La obra de Ramírez Villamizar en la portada de Vivir en El Poblado es una de las trece esculturas de este artista que están en la UdeA.
En 2002, tras una amplia exposición de su obra en el campus universitario, Eduardo Ramírez Villamizar (Pamplona, 1923 – Bogotá, 2004) donó a la Alma Máter una gran cantidad de esculturas. Trece de esas obras han pasado a formar parte del Museo Abierto, en distintas sedes de la Universidad de Antioquia, y ofrecen el recorrido más completo que existe en la región sobre el trabajo de quien es, sin duda, uno de los más importantes escultores del país, figura fundamental en el desarrollo del arte moderno.
Desde finales de los años 40, el artista se dedica a investigar las posibilidades de la abstracción geométrica. Pero, a diferencia de la corriente predominante en el contexto internacional de la época, que privilegia un rigor intelectual y en cierto sentido metafísico, la suya es una abstracción cargada de poesía y de sugerencias históricas, a partir de la revisión del arte colonial y del estudio sistemático de las culturas prehispánicas.
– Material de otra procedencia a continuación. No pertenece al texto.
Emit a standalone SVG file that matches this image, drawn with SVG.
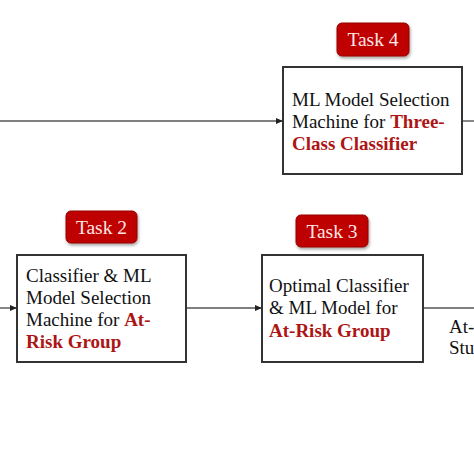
<svg xmlns="http://www.w3.org/2000/svg" width="474" height="474" viewBox="0 0 474 474">
<defs>
<marker id="arr" markerWidth="8" markerHeight="8" refX="7" refY="4" orient="auto" markerUnits="userSpaceOnUse">
<path d="M0,1 L7,4 L0,7 Z" fill="#222"/>
</marker>
<filter id="sh" x="-20%" y="-20%" width="140%" height="150%">
<feDropShadow dx="1" dy="2" stdDeviation="1.5" flood-color="#000" flood-opacity="0.35"/>
</filter>
</defs>
<style>
.box{fill:#fff;stroke:#333;stroke-width:2}
.badge{fill:#bf0000;stroke:#960000;stroke-width:1}
.bt{font-family:"Liberation Serif",serif;font-size:19.5px;fill:#fde8e8}
.t{font-family:"Liberation Serif",serif;font-size:19px;fill:#111}
.r{fill:#ad1515;font-weight:bold}
.ln{stroke:#555;stroke-width:1.4;fill:none}
</style>
<rect width="474" height="474" fill="#fff"/>
<g id="connectors">
<line class="ln" x1="0" y1="121" x2="283" y2="121" marker-end="url(#arr)"/>
<line class="ln" x1="462" y1="121" x2="474" y2="121"/>
<line class="ln" x1="0" y1="308" x2="17" y2="308" marker-end="url(#arr)"/>
<line class="ln" x1="186" y1="308" x2="262" y2="308" marker-end="url(#arr)"/>
<line class="ln" x1="423" y1="308" x2="474" y2="308"/>
</g>
<g id="task4">
<rect class="badge" x="337" y="23" width="72" height="33" rx="5" filter="url(#sh)"/>
<text class="bt" x="373" y="46" text-anchor="middle">Task 4</text>
</g>
<g id="node4">
<rect class="box" x="283" y="67" width="179" height="107"/>
<text class="t" x="292" y="106">ML Model Selection</text>
<text class="t" x="292" y="128">Machine for <tspan class="r">Three-</tspan></text>
<text class="t" x="292" y="150"><tspan class="r">Class Classifier</tspan></text>
</g>
<g id="task2">
<rect class="badge" x="66" y="211" width="71" height="32" rx="5" filter="url(#sh)"/>
<text class="bt" x="101.5" y="234" text-anchor="middle">Task 2</text>
</g>
<g id="node2">
<rect class="box" x="17" y="255" width="169" height="107"/>
<text class="t" x="26" y="282">Classifier &amp; ML</text>
<text class="t" x="26" y="304">Model Selection</text>
<text class="t" x="26" y="326">Machine for <tspan class="r">At-</tspan></text>
<text class="t" x="26" y="348"><tspan class="r">Risk Group</tspan></text>
</g>
<g id="task3">
<rect class="badge" x="296" y="215" width="72" height="32" rx="5" filter="url(#sh)"/>
<text class="bt" x="332" y="238" text-anchor="middle">Task 3</text>
</g>
<g id="node3">
<rect class="box" x="262" y="255" width="161" height="107"/>
<text class="t" x="269" y="292">Optimal Classifier</text>
<text class="t" x="269" y="314">&amp; ML Model for</text>
<text class="t" x="269" y="337"><tspan class="r">At-Risk Group</tspan></text>
</g>
<g id="label">
<text class="t" x="449" y="333">At-</text>
<text class="t" x="449" y="354">Stu</text>
</g>
</svg>
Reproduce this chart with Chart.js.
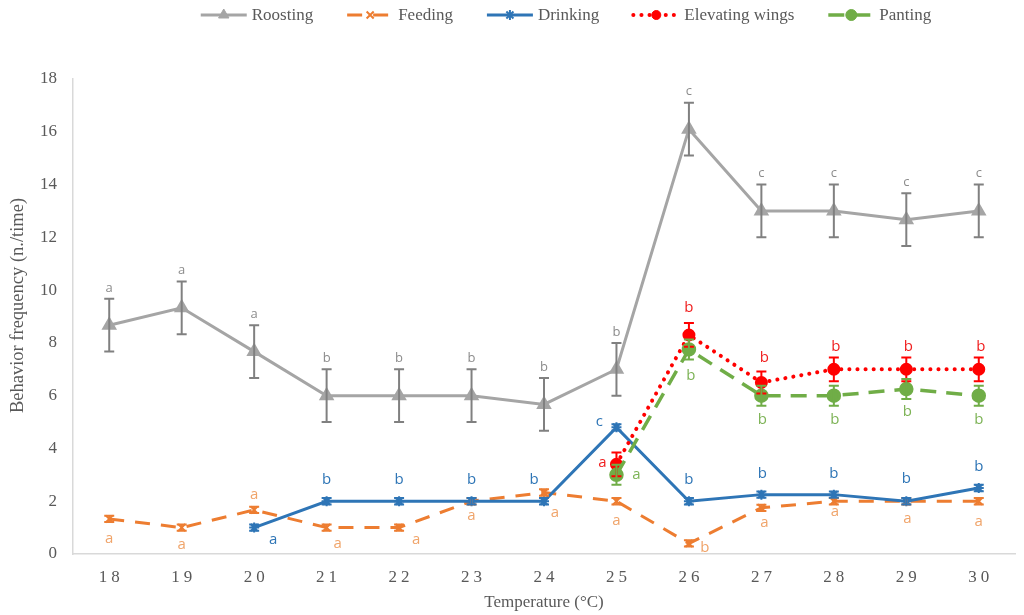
<!DOCTYPE html>
<html><head><meta charset="utf-8">
<script src="https://cdn.jsdelivr.net/npm/chart.js@4.4.1/dist/chart.umd.min.js"></script>
<style>html,body{margin:0;padding:0;background:#fff;}#wrap{width:1024px;height:615px;position:relative;}</style>
</head><body><div id="wrap"><canvas id="c"></canvas></div>
<script>
// ---------- DATA ----------
const temperatures = ['18','19','20','21','22','23','24','25','26','27','28','29','30'];
const roosting   = [8.67, 9.33, 7.67, 6, 6, 6, 5.67, 7, 16.1, 13, 13, 12.67, 13];
const roostingErr= [1, 1, 1, 1, 1, 1, 1, 1, 1, 1, 1, 1, 1];
const feeding    = [1.33, 1.0, 1.67, 1.0, 1.0, 2.0, 2.33, 2.0, 0.4, 1.75, 2.0, 2.0, 2.0];
const feedingErr = [0.12, 0.12, 0.12, 0.12, 0.12, 0.12, 0.12, 0.12, 0.12, 0.12, 0.12, 0.12, 0.12];
const drinking   = [null, null, 1.0, 2.0, 2.0, 2.0, 2.0, 4.8, 2.0, 2.25, 2.25, 2.0, 2.5];
const drinkingErr= [0, 0, 0.12, 0.12, 0.12, 0.12, 0.12, 0.12, 0.12, 0.12, 0.12, 0.12, 0.12];
const elevating  = [null, null, null, null, null, null, null, 3.4, 8.3, 6.5, 7.0, 7.0, 7.0];
const elevatingErr=[0, 0, 0, 0, 0, 0, 0, 0.45, 0.45, 0.42, 0.45, 0.45, 0.45];
const panting    = [null, null, null, null, null, null, null, 3.0, 7.75, 6.0, 6.0, 6.25, 6.0];
const pantingErr = [0, 0, 0, 0, 0, 0, 0, 0.38, 0.38, 0.38, 0.38, 0.38, 0.38];
const roostingLetters  = ['a','a','a','b','b','b','b','b','c','c','c','c','c'];
const feedingLetters   = ['a','a','a','a','a','a','a','a','b','a','a','a','a'];
const drinkingLetters  = [null,null,'a','b','b','b','b','c','b','b','b','b','b'];
const elevatingLetters = [null,null,null,null,null,null,null,'a','b','b','b','b','b'];
const pantingLetters   = [null,null,null,null,null,null,null,'a','b','b','b','b','b'];
const yMin = 0, yMax = 18, yStep = 2;
const xTitle = 'Temperature (°C)';
const yTitle = 'Behavior frequency (n./time)';

// ---------- STYLE (label placement offsets in px relative to the point) ----------
const feedingOff  = [[0,20],[0,17],[0,-15],[11,16],[17,12],[0,15],[11,20],[0,20],[16,4],[3,15],[1,11],[1,18],[0,21]];
const drinkingOff = [null,null,[19,12],[0,-21],[0,-21],[0,-21],[-10,-21],[-17,-6],[0,-21],[1,-21],[0,-21],[0,-22],[0,-21]];
const elevOff     = [null,null,null,null,null,null,null,[-14,-2],[0,-27],[3,-25],[2,-23],[2,-23],[2,-23]];
const pantOff     = [null,null,null,null,null,null,null,[20,0],[2,26],[1,24],[1,24],[1,23],[0,24]];

const SERIF = '"Liberation Serif","Times New Roman",serif';
const SANS = '"Open Sans","Noto Sans",sans-serif';
const GREY_TXT = '#595959';

const datasets = [
  {label:'Roosting', data:roosting, errors:roostingErr, letters:roostingLetters, letterMode:'above',
   letterColor:'#8c8c8c', letterSize:13, errColor:'#808080',
   borderColor:'#A5A5A5', backgroundColor:'#A5A5A5', borderWidth:3, pointStyle:'triangle', pointRadius:6,
   pointBorderColor:'#A5A5A5', pointBackgroundColor:'#A5A5A5', order:5, dash:[]},
  {label:'Feeding', data:feeding, errors:feedingErr, letters:feedingLetters, offsets:feedingOff,
   letterColor:'#F0A46A', letterSize:15, errColor:'#ED7D31',
   borderColor:'#ED7D31', backgroundColor:'#ED7D31', borderWidth:3, borderDash:[15,11], pointStyle:'crossRot', pointRadius:5,
   pointBorderWidth:2, pointBorderColor:'#ED7D31', order:4, dash:[15,11]},
  {label:'Drinking', data:drinking, errors:drinkingErr, letters:drinkingLetters, offsets:drinkingOff,
   letterColor:'#2E75B6', letterSize:15, errColor:'#2E75B6',
   borderColor:'#2E75B6', backgroundColor:'#2E75B6', borderWidth:3, pointStyle:'star', pointRadius:5,
   pointBorderWidth:2, pointBorderColor:'#2E75B6', order:3, dash:[]},
  {label:'Elevating wings', data:elevating, errors:elevatingErr, letters:elevatingLetters, offsets:elevOff,
   letterColor:'#F02020', letterSize:15, errColor:'#FF0000',
   borderColor:'#FF0000', backgroundColor:'#FF0000', borderWidth:4, borderDash:[0.1,8], borderCapStyle:'round',
   pointStyle:'circle', pointRadius:4.5, pointBorderColor:'#FF0000', pointBackgroundColor:'#FF0000', order:2, dash:[0.1,8], cap:'round'},
  {label:'Panting', data:panting, errors:pantingErr, letters:pantingLetters, offsets:pantOff,
   letterColor:'#7DB356', letterSize:15, errColor:'#70AD47',
   borderColor:'#70AD47', backgroundColor:'#70AD47', borderWidth:3.5, borderDash:[16,10],
   pointStyle:'circle', pointRadius:5.5, pointBorderColor:'#70AD47', pointBackgroundColor:'#70AD47', order:1, dash:[16,10]}
];

const extrasPlugin = {
  id:'extras',
  afterDatasetsDraw(chart){
    const ctx = chart.ctx, ys = chart.scales.y;
    chart.data.datasets.forEach((ds,i)=>{
      const meta = chart.getDatasetMeta(i);
      ctx.save();
      ctx.strokeStyle = ds.errColor; ctx.lineWidth = 2; ctx.setLineDash([]); ctx.lineCap='butt';
      meta.data.forEach((pt,j)=>{
        const v = ds.data[j]; if (v==null) return;
        const e = ds.errors[j]; if (!e) return;
        const yt = ys.getPixelForValue(v+e), yb = ys.getPixelForValue(v-e), x = pt.x;
        ctx.beginPath();
        ctx.moveTo(x,yt); ctx.lineTo(x,yb);
        ctx.moveTo(x-5,yt); ctx.lineTo(x+5,yt);
        ctx.moveTo(x-5,yb); ctx.lineTo(x+5,yb);
        ctx.stroke();
      });
      ctx.restore();
    });
  },
  afterDraw(chart){
    const ctx = chart.ctx, ys = chart.scales.y, area = chart.chartArea;
    // letters
    chart.data.datasets.forEach((ds,i)=>{
      const meta = chart.getDatasetMeta(i);
      ctx.save();
      ctx.fillStyle = ds.letterColor;
      ctx.font = ds.letterSize + 'px ' + SANS;
      ctx.textAlign='center'; ctx.textBaseline='middle';
      meta.data.forEach((pt,j)=>{
        const v = ds.data[j]; const L = ds.letters[j];
        if (v==null || !L) return;
        let x = pt.x, y = pt.y;
        if (ds.letterMode==='above') { y = ys.getPixelForValue(v+ds.errors[j]) - 11; }
        else { const o = ds.offsets[j]; x += o[0]; y += o[1]; }
        ctx.fillText(L, x, y);
      });
      ctx.restore();
    });
    // y axis title
    ctx.save();
    ctx.translate(18, (area.top + area.bottom)/2 - 11);
    ctx.rotate(-Math.PI/2);
    ctx.font = '18.5px ' + SERIF; ctx.fillStyle = GREY_TXT;
    ctx.textAlign='center'; ctx.textBaseline='middle';
    ctx.fillText(yTitle, 0, 0);
    ctx.restore();
    // legend
    ctx.save();
    ctx.font = '17px ' + SERIF;
    const lineLen = 46, gapTxt = 5, itemGap = 34, ly = 15;
    const widths = chart.data.datasets.map(d=>ctx.measureText(d.label).width);
    let total = widths.reduce((a,b)=>a+b,0) + datasets.length*(lineLen+gapTxt) + (datasets.length-1)*itemGap;
    let x = 566 - total/2;
    chart.data.datasets.forEach((ds,i)=>{
      ctx.save();
      ctx.strokeStyle = ds.borderColor; ctx.lineWidth = ds.borderWidth;
      ctx.setLineDash(ds.dash||[]); ctx.lineCap = ds.cap || 'butt';
      ctx.beginPath(); ctx.moveTo(x, ly); ctx.lineTo(x+lineLen, ly); ctx.stroke();
      ctx.restore();
      ctx.save();
      ctx.fillStyle = ds.pointBackgroundColor || ds.borderColor;
      ctx.strokeStyle = ds.pointBorderColor || ds.borderColor;
      ctx.lineWidth = ds.pointBorderWidth || 1;
      ctx.setLineDash([]);
      Chart.helpers.drawPoint(ctx, {pointStyle: ds.pointStyle, radius: ds.pointRadius, borderWidth: ds.pointBorderWidth||1, rotation:0}, x+lineLen/2, ly);
      ctx.restore();
      ctx.fillStyle = GREY_TXT; ctx.textAlign='left'; ctx.textBaseline='middle';
      ctx.fillText(ds.label, x+lineLen+gapTxt, ly+1);
      x += lineLen + gapTxt + widths[i] + itemGap;
    });
    ctx.restore();
  },
  afterLayout(chart){
    const xs = chart.scales.x;
    if (!xs._spaced) {
      const orig = xs.drawLabels.bind(xs);
      xs.drawLabels = function(a){ const c=this.ctx; c.save(); c.letterSpacing='4px'; c.translate(2,0); orig(a); c.restore(); };
      xs._spaced = true;
    }
  }
};

new Chart(document.getElementById('c'), {
  type:'line',
  data:{ labels: temperatures, datasets },
  plugins:[extrasPlugin],
  options:{
    responsive:true, maintainAspectRatio:false, animation:false,
    layout:{ padding:{ top:79, right:3, left:0, bottom:0 } },
    plugins:{ legend:{display:false}, tooltip:{enabled:false} },
    spanGaps:false,
    scales:{
      x:{ offset:true,
        grid:{display:false, drawTicks:false},
        border:{display:true, color:'#D9D9D9', width:1.5},
        ticks:{ color:GREY_TXT, font:{family:SERIF, size:17}, padding:13, maxRotation:0 },
        title:{ display:true, text:xTitle, color:GREY_TXT, font:{family:SERIF, size:17}, padding:{top:4,bottom:2} },
        afterFit(s){ s.height = 61; }
      },
      y:{ min:yMin, max:yMax,
        grid:{display:false, drawTicks:false},
        border:{display:true, color:'#D9D9D9', width:1.5},
        ticks:{ stepSize:yStep, color:GREY_TXT, font:{family:SERIF, size:17}, padding:16 },
        title:{ display:false },
        afterFit(s){ s.width = 73; }
      }
    }
  }
});
</script></body></html>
No se trata, en ningún caso, de crear obras semifigurativas, una alternativa con muy buena acogida a mediados del siglo pasado, que consistía en geometrizar las formas de los objetos, para “modernizarlos”: en definitiva, allí seguía importando, sobre todo, la apariencia superficial de las cosas.
Ramírez Villamizar, por el contrario, atraviesa la superficie de los objetos y va en búsqueda de su sentido, es decir, de la resonancia que producen en nosotros. Pero ese camino sólo puede ser planteado a través de la intuición poética. Y la creación de la obra busca, en definitiva, producir en nosotros un impacto que desencadene un proceso poético análogo al suyo.
No hay descripción sino intuición. Al llegar frente a este Traje ceremonial sabemos que se trata de una realidad ancestral, un hecho que nos lleva fuera de nuestro propio tiempo; de hecho, no interesa siquiera la referencia a una cultura específica. Aunque el observador puede saber desde antes que Ramírez Villamizar se dedicó durante mucho tiempo al estudio de los incas, quizá eso ya no sea tan importante. Basta dejarse llevar por el ritmo de los ángulos del metal con sus luces y sombras; pero, por supuesto, hay que “dejarse llevar” para que la resonancia poética pueda ser eficaz.
Y junto a ello, el óxido del metal, que no es descuido sino valoración del transcurrir de la existencia: el artista piensa que es la mejor manera para hacernos sentir la conexión orgánica con la tierra, de donde procede todo lo que somos y a donde regresa todo lo que existe.
La obra está ubicada en el bloque 19, correspondiente a la Facultad de Ingeniería.